= Aim of the task =
Give again only the lines running from the one with "Write the Bokeh code for this chart." through the one with "LEFT_W = 138", inclusive. Omit every picture.

--- begin ---

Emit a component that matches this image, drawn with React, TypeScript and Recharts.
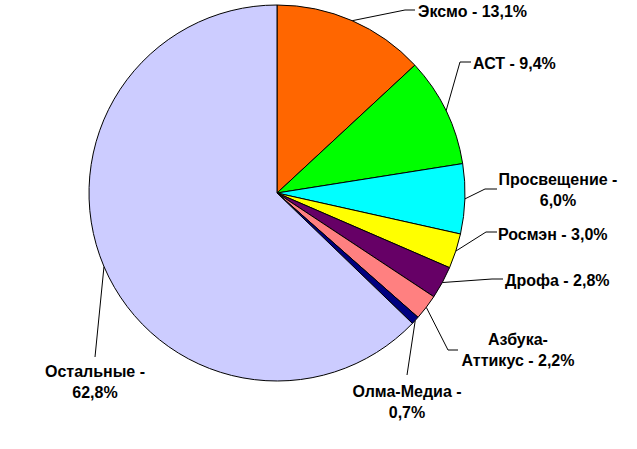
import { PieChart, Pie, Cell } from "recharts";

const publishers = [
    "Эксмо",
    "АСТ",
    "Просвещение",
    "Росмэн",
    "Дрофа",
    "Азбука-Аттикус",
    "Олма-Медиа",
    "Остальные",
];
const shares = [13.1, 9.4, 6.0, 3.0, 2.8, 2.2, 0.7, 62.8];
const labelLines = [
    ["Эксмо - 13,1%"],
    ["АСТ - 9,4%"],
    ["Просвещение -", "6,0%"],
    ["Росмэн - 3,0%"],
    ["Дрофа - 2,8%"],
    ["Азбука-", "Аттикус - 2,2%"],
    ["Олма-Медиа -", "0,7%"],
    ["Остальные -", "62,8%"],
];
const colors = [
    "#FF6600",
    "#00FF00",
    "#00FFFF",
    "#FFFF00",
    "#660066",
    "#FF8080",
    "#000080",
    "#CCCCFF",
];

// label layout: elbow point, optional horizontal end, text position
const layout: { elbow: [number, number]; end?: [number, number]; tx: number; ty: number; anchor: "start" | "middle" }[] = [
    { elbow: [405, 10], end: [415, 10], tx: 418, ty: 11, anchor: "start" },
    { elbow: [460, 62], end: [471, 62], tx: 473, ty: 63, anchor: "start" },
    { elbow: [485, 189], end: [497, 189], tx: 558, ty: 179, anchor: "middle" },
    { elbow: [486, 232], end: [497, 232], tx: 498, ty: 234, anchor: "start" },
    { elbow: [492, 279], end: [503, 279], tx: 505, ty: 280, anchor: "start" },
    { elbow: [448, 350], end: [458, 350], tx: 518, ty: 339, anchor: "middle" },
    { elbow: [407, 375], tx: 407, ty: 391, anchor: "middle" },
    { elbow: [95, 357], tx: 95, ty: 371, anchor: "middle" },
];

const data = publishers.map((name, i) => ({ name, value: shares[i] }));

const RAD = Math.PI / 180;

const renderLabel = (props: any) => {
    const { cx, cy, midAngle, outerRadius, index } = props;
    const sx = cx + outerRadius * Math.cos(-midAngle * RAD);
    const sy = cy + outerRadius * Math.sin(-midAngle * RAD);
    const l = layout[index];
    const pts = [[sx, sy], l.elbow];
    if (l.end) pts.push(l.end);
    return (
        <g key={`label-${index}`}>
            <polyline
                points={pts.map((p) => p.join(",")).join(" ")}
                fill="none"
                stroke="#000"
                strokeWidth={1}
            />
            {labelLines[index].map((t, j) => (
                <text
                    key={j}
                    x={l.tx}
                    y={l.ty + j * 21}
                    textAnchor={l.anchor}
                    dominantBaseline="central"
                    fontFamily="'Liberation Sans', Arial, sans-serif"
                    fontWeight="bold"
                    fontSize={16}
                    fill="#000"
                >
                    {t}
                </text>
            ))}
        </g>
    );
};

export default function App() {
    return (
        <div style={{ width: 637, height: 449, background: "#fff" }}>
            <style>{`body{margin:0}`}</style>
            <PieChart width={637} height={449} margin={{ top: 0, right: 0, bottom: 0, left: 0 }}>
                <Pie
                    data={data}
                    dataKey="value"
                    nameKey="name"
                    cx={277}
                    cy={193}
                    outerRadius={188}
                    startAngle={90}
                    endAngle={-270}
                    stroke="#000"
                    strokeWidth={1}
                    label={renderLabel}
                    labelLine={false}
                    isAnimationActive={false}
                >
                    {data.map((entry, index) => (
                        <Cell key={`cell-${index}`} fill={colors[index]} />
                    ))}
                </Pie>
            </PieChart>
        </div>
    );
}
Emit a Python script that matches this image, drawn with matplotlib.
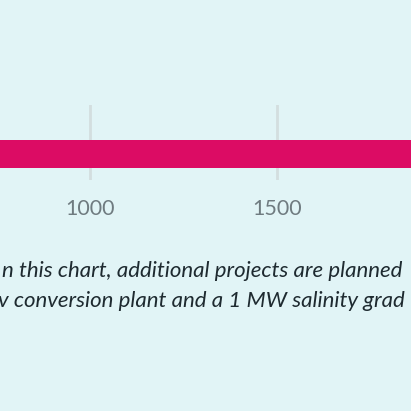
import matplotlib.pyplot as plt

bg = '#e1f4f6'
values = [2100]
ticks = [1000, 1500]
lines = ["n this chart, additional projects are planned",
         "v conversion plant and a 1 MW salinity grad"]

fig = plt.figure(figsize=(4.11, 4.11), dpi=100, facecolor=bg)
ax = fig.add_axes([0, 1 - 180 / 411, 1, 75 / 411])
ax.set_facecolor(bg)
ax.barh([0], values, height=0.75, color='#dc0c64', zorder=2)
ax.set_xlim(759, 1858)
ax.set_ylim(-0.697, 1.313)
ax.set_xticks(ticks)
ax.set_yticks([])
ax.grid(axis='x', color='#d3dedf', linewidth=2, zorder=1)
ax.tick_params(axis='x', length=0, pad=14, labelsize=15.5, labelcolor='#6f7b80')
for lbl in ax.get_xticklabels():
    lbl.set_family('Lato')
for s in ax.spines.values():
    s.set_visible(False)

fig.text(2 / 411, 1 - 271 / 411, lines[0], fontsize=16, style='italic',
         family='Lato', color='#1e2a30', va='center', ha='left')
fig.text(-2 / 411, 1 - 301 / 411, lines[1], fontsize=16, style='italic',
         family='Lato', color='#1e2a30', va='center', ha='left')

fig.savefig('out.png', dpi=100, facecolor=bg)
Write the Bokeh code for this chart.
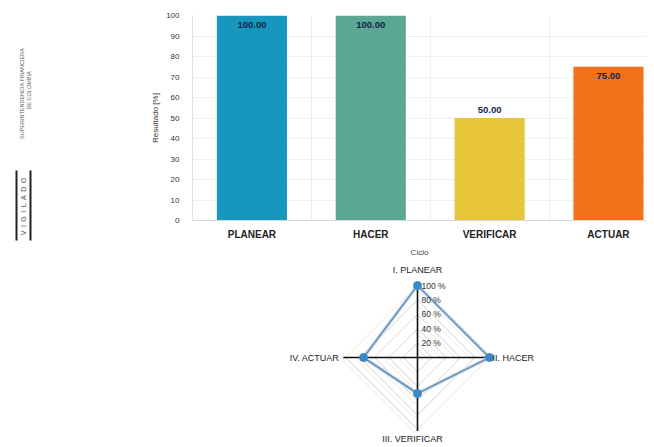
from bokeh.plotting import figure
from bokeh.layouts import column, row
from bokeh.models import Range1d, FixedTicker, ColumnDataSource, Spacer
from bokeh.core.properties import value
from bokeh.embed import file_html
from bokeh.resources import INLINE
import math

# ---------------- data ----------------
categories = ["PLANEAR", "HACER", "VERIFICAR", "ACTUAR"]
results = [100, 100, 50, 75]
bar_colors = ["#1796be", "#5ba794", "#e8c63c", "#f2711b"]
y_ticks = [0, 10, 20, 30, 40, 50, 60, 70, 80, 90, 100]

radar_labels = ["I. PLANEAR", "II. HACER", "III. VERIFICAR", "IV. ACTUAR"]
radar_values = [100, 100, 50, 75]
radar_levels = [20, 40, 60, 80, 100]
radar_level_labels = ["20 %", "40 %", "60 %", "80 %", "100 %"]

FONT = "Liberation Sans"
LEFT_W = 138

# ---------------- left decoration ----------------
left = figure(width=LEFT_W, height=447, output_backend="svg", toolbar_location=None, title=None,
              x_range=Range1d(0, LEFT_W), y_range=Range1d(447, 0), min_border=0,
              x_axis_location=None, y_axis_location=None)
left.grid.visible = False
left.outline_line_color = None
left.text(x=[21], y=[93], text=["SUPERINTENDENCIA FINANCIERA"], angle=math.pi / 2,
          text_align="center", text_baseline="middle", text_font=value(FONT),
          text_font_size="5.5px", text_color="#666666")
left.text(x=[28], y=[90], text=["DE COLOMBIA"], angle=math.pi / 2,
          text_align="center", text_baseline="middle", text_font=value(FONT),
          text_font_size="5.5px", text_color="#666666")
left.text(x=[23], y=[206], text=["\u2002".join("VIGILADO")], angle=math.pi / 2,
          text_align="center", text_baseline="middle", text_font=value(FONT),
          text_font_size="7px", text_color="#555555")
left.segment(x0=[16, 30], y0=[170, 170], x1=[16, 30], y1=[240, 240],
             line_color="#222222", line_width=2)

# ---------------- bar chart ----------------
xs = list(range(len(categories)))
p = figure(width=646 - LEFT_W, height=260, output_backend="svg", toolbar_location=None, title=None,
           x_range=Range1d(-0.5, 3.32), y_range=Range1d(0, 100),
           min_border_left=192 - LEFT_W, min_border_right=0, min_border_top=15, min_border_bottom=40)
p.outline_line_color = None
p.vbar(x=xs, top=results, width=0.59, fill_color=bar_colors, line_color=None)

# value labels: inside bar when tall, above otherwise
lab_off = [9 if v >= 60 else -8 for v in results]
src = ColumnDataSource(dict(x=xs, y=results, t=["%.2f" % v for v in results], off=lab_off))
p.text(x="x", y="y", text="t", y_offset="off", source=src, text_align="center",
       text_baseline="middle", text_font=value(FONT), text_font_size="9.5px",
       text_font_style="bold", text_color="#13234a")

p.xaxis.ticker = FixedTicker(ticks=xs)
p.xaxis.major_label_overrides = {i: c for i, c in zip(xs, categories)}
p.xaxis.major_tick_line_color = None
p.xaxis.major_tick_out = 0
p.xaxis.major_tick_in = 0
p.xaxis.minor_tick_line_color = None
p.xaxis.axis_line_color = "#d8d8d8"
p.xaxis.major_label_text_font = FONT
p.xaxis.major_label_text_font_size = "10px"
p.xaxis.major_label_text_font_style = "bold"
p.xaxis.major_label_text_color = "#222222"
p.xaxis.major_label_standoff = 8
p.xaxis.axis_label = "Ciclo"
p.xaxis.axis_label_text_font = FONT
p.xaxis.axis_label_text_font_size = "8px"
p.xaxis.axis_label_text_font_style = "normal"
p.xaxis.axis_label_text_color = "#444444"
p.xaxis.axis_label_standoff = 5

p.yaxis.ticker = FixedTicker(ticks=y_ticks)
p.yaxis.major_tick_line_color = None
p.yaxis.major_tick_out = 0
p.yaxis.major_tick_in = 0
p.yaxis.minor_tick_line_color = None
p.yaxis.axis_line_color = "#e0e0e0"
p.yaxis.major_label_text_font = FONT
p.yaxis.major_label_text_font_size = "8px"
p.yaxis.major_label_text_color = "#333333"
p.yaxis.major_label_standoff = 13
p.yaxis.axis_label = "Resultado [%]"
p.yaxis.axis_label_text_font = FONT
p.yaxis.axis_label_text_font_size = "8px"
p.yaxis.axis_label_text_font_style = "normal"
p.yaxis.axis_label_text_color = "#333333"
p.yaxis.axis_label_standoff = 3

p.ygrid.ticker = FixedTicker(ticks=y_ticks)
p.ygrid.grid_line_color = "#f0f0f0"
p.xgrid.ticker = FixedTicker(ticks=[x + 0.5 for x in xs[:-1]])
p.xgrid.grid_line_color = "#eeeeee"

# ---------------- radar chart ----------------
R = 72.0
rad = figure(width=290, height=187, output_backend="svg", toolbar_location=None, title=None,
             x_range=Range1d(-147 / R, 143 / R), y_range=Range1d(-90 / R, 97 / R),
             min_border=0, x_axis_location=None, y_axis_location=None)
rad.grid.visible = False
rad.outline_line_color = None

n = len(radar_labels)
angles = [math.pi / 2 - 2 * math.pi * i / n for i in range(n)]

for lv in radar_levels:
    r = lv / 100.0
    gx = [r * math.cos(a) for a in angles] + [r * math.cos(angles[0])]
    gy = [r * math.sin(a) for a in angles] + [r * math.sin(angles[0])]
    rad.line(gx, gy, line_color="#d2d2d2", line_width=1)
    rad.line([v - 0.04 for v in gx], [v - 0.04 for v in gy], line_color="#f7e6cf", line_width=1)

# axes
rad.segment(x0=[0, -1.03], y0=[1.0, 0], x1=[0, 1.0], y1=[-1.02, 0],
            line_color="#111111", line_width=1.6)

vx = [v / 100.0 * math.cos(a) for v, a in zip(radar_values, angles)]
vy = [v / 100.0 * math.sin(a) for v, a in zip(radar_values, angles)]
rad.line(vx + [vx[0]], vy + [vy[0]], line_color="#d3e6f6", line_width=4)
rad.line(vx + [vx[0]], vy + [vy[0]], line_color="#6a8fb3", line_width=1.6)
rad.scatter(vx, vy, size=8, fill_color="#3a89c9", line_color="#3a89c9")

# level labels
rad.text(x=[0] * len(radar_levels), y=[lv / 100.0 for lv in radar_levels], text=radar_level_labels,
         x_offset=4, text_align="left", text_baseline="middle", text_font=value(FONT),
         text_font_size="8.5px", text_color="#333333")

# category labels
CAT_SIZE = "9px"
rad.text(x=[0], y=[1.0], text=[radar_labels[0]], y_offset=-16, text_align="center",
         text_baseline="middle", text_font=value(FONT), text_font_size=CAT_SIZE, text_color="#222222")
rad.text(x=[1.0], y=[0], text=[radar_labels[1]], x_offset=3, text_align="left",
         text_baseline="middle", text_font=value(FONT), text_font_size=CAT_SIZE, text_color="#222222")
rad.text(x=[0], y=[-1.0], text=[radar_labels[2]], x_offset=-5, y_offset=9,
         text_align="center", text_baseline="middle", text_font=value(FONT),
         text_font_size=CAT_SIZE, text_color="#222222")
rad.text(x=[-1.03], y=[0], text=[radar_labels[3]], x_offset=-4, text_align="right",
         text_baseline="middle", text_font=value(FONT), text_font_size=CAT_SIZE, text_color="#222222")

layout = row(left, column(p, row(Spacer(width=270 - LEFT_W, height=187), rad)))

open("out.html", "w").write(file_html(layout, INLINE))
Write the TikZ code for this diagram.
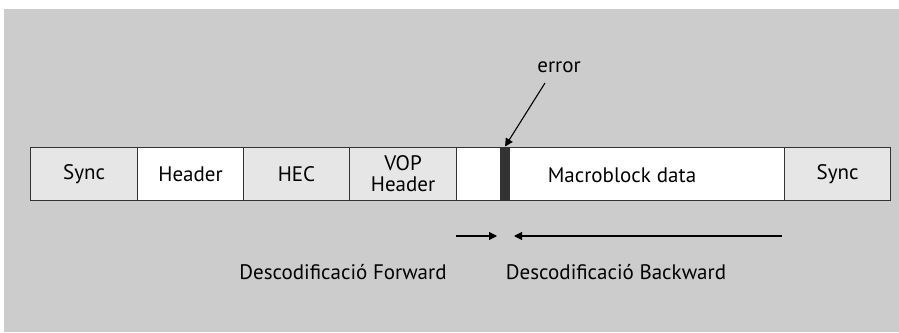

--- end ---

= Response to the exercise =
Write the Bokeh code for this chart.
from bokeh.plotting import figure
from bokeh.layouts import column, row
from bokeh.models import Range1d, FixedTicker, ColumnDataSource, Spacer
from bokeh.core.properties import value
from bokeh.embed import file_html
from bokeh.resources import INLINE
import math

# ---------------- data ----------------
categories = ["PLANEAR", "HACER", "VERIFICAR", "ACTUAR"]
results = [100, 100, 50, 75]
bar_colors = ["#1796be", "#5ba794", "#e8c63c", "#f2711b"]
y_ticks = [0, 10, 20, 30, 40, 50, 60, 70, 80, 90, 100]

radar_labels = ["I. PLANEAR", "II. HACER", "III. VERIFICAR", "IV. ACTUAR"]
radar_values = [100, 100, 50, 75]
radar_levels = [20, 40, 60, 80, 100]
radar_level_labels = ["20 %", "40 %", "60 %", "80 %", "100 %"]

FONT = "Liberation Sans"
LEFT_W = 138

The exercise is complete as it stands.